## WHAT YOU WILL DO
In your copy, leave out the pictures; write out all the data exactly.

## INFORMATION SHOWN
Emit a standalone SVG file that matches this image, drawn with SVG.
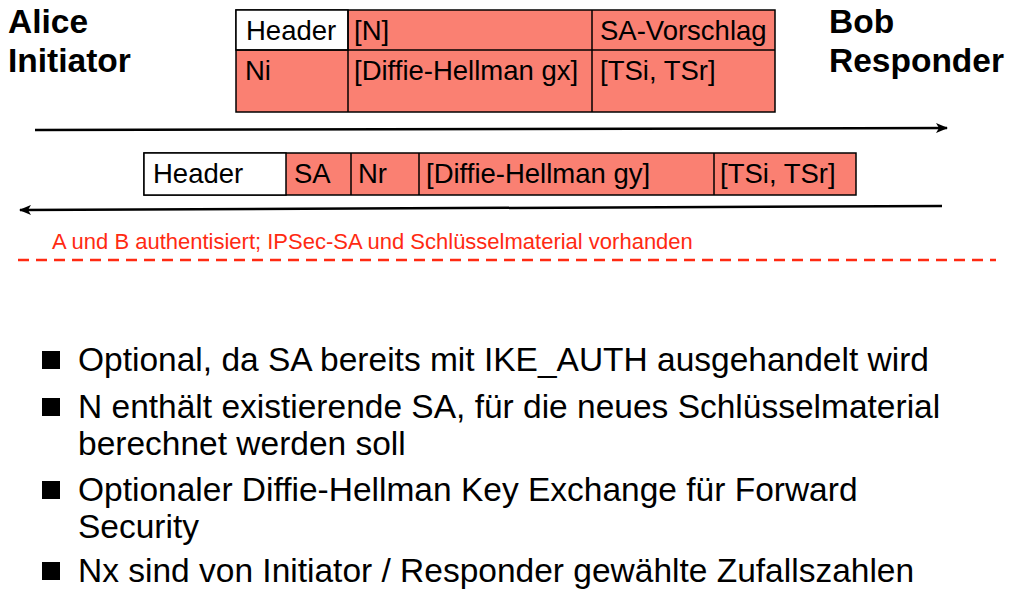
<svg xmlns="http://www.w3.org/2000/svg" width="1014" height="612" viewBox="0 0 1014 612">
<style>
.t{font-family:"Liberation Sans",Arial,sans-serif;fill:#000}
.cell{font-size:27.5px}
.big{font-size:33.5px;font-weight:bold}
.bul{font-size:33.5px}
.red{font-family:"Liberation Sans",Arial,sans-serif;font-size:22px;fill:#ff2a12}
.sal{fill:#fa8072;stroke:#000;stroke-width:1.5}
.wh{fill:#fff;stroke:#000;stroke-width:1.5}
.ln{stroke:#000;stroke-width:2.5;fill:none}
</style>
<defs>
<marker id="ah" viewBox="0 0 12 10" refX="11" refY="5" markerWidth="12" markerHeight="10" markerUnits="userSpaceOnUse" orient="auto">
<path d="M0,0 L12,5 L0,10 L3,5 Z" fill="#000"/>
</marker>
</defs>
<rect width="1014" height="612" fill="#fff"/>
<g id="alice">
<text class="t big" x="8" y="33">Alice</text>
<text class="t big" x="8" y="72">Initiator</text>
</g>
<g id="bob">
<text class="t big" x="829" y="33">Bob</text>
<text class="t big" x="829" y="72">Responder</text>
</g>
<g id="msg1">
<rect class="sal" x="236" y="10" width="539" height="102"/>
<rect class="wh" x="236" y="10" width="112" height="40"/>
<line x1="348" y1="10" x2="348" y2="112" stroke="#000" stroke-width="1.5"/>
<line x1="592" y1="10" x2="592" y2="112" stroke="#000" stroke-width="1.5"/>
<line x1="236" y1="50" x2="775" y2="50" stroke="#000" stroke-width="1.5"/>
<text class="t cell" x="246" y="40">Header</text>
<text class="t cell" x="354" y="40">[N]</text>
<text class="t cell" x="600" y="40">SA-Vorschlag</text>
<text class="t cell" x="245" y="80">Ni</text>
<text class="t cell" x="354" y="80">[Diffie-Hellman gx]</text>
<text class="t cell" x="600" y="80">[TSi, TSr]</text>
</g>
<g id="msg2">
<rect class="sal" x="144" y="153" width="712" height="42"/>
<rect class="wh" x="144" y="153" width="142" height="42"/>
<line x1="351" y1="153" x2="351" y2="195" stroke="#000" stroke-width="1.5"/>
<line x1="419" y1="153" x2="419" y2="195" stroke="#000" stroke-width="1.5"/>
<line x1="714" y1="153" x2="714" y2="195" stroke="#000" stroke-width="1.5"/>
<text class="t cell" x="153" y="183">Header</text>
<text class="t cell" x="294" y="183">SA</text>
<text class="t cell" x="358" y="183">Nr</text>
<text class="t cell" x="426" y="183">[Diffie-Hellman gy]</text>
<text class="t cell" x="720" y="183">[TSi, TSr]</text>
</g>
<g id="connectors">
<line class="ln" x1="35" y1="130" x2="947" y2="128" marker-end="url(#ah)"/>
<line class="ln" x1="942" y1="206" x2="20" y2="210" marker-end="url(#ah)"/>
<line x1="18" y1="260" x2="996" y2="260" stroke="#ff2a12" stroke-width="2.5" stroke-dasharray="11 7"/>
</g>
<text class="red" x="52" y="249">A und B authentisiert; IPSec-SA und Schlüsselmaterial vorhanden</text>
<g id="bullets">
<rect x="42" y="351" width="18" height="18" fill="#000"/>
<text class="t bul" x="78" y="371">Optional, da SA bereits mit IKE_AUTH ausgehandelt wird</text>
<rect x="42" y="398" width="18" height="18" fill="#000"/>
<text class="t bul" x="78" y="418">N enthält existierende SA, für die neues Schlüsselmaterial</text>
<text class="t bul" x="78" y="455">berechnet werden soll</text>
<rect x="42" y="481" width="18" height="18" fill="#000"/>
<text class="t bul" x="78" y="501">Optionaler Diffie-Hellman Key Exchange für Forward</text>
<text class="t bul" x="78" y="538">Security</text>
<rect x="42" y="562" width="18" height="18" fill="#000"/>
<text class="t bul" x="78" y="582">Nx sind von Initiator / Responder gewählte Zufallszahlen</text>
</g>
</svg>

## TASK ANSWER
Emit a standalone SVG file that matches this image, drawn with SVG.
<svg xmlns="http://www.w3.org/2000/svg" width="1014" height="612" viewBox="0 0 1014 612">
<style>
.t{font-family:"Liberation Sans",Arial,sans-serif;fill:#000}
.cell{font-size:27.5px}
.big{font-size:33.5px;font-weight:bold}
.bul{font-size:33.5px}
.red{font-family:"Liberation Sans",Arial,sans-serif;font-size:22px;fill:#ff2a12}
.sal{fill:#fa8072;stroke:#000;stroke-width:1.5}
.wh{fill:#fff;stroke:#000;stroke-width:1.5}
.ln{stroke:#000;stroke-width:2.5;fill:none}
</style>
<defs>
<marker id="ah" viewBox="0 0 12 10" refX="11" refY="5" markerWidth="12" markerHeight="10" markerUnits="userSpaceOnUse" orient="auto">
<path d="M0,0 L12,5 L0,10 L3,5 Z" fill="#000"/>
</marker>
</defs>
<rect width="1014" height="612" fill="#fff"/>
<g id="alice">
<text class="t big" x="8" y="33">Alice</text>
<text class="t big" x="8" y="72">Initiator</text>
</g>
<g id="bob">
<text class="t big" x="829" y="33">Bob</text>
<text class="t big" x="829" y="72">Responder</text>
</g>
<g id="msg1">
<rect class="sal" x="236" y="10" width="539" height="102"/>
<rect class="wh" x="236" y="10" width="112" height="40"/>
<line x1="348" y1="10" x2="348" y2="112" stroke="#000" stroke-width="1.5"/>
<line x1="592" y1="10" x2="592" y2="112" stroke="#000" stroke-width="1.5"/>
<line x1="236" y1="50" x2="775" y2="50" stroke="#000" stroke-width="1.5"/>
<text class="t cell" x="246" y="40">Header</text>
<text class="t cell" x="354" y="40">[N]</text>
<text class="t cell" x="600" y="40">SA-Vorschlag</text>
<text class="t cell" x="245" y="80">Ni</text>
<text class="t cell" x="354" y="80">[Diffie-Hellman gx]</text>
<text class="t cell" x="600" y="80">[TSi, TSr]</text>
</g>
<g id="msg2">
<rect class="sal" x="144" y="153" width="712" height="42"/>
<rect class="wh" x="144" y="153" width="142" height="42"/>
<line x1="351" y1="153" x2="351" y2="195" stroke="#000" stroke-width="1.5"/>
<line x1="419" y1="153" x2="419" y2="195" stroke="#000" stroke-width="1.5"/>
<line x1="714" y1="153" x2="714" y2="195" stroke="#000" stroke-width="1.5"/>
<text class="t cell" x="153" y="183">Header</text>
<text class="t cell" x="294" y="183">SA</text>
<text class="t cell" x="358" y="183">Nr</text>
<text class="t cell" x="426" y="183">[Diffie-Hellman gy]</text>
<text class="t cell" x="720" y="183">[TSi, TSr]</text>
</g>
<g id="connectors">
<line class="ln" x1="35" y1="130" x2="947" y2="128" marker-end="url(#ah)"/>
<line class="ln" x1="942" y1="206" x2="20" y2="210" marker-end="url(#ah)"/>
<line x1="18" y1="260" x2="996" y2="260" stroke="#ff2a12" stroke-width="2.5" stroke-dasharray="11 7"/>
</g>
<text class="red" x="52" y="249">A und B authentisiert; IPSec-SA und Schlüsselmaterial vorhanden</text>
<g id="bullets">
<rect x="42" y="351" width="18" height="18" fill="#000"/>
<text class="t bul" x="78" y="371">Optional, da SA bereits mit IKE_AUTH ausgehandelt wird</text>
<rect x="42" y="398" width="18" height="18" fill="#000"/>
<text class="t bul" x="78" y="418">N enthält existierende SA, für die neues Schlüsselmaterial</text>
<text class="t bul" x="78" y="455">berechnet werden soll</text>
<rect x="42" y="481" width="18" height="18" fill="#000"/>
<text class="t bul" x="78" y="501">Optionaler Diffie-Hellman Key Exchange für Forward</text>
<text class="t bul" x="78" y="538">Security</text>
<rect x="42" y="562" width="18" height="18" fill="#000"/>
<text class="t bul" x="78" y="582">Nx sind von Initiator / Responder gewählte Zufallszahlen</text>
</g>
</svg>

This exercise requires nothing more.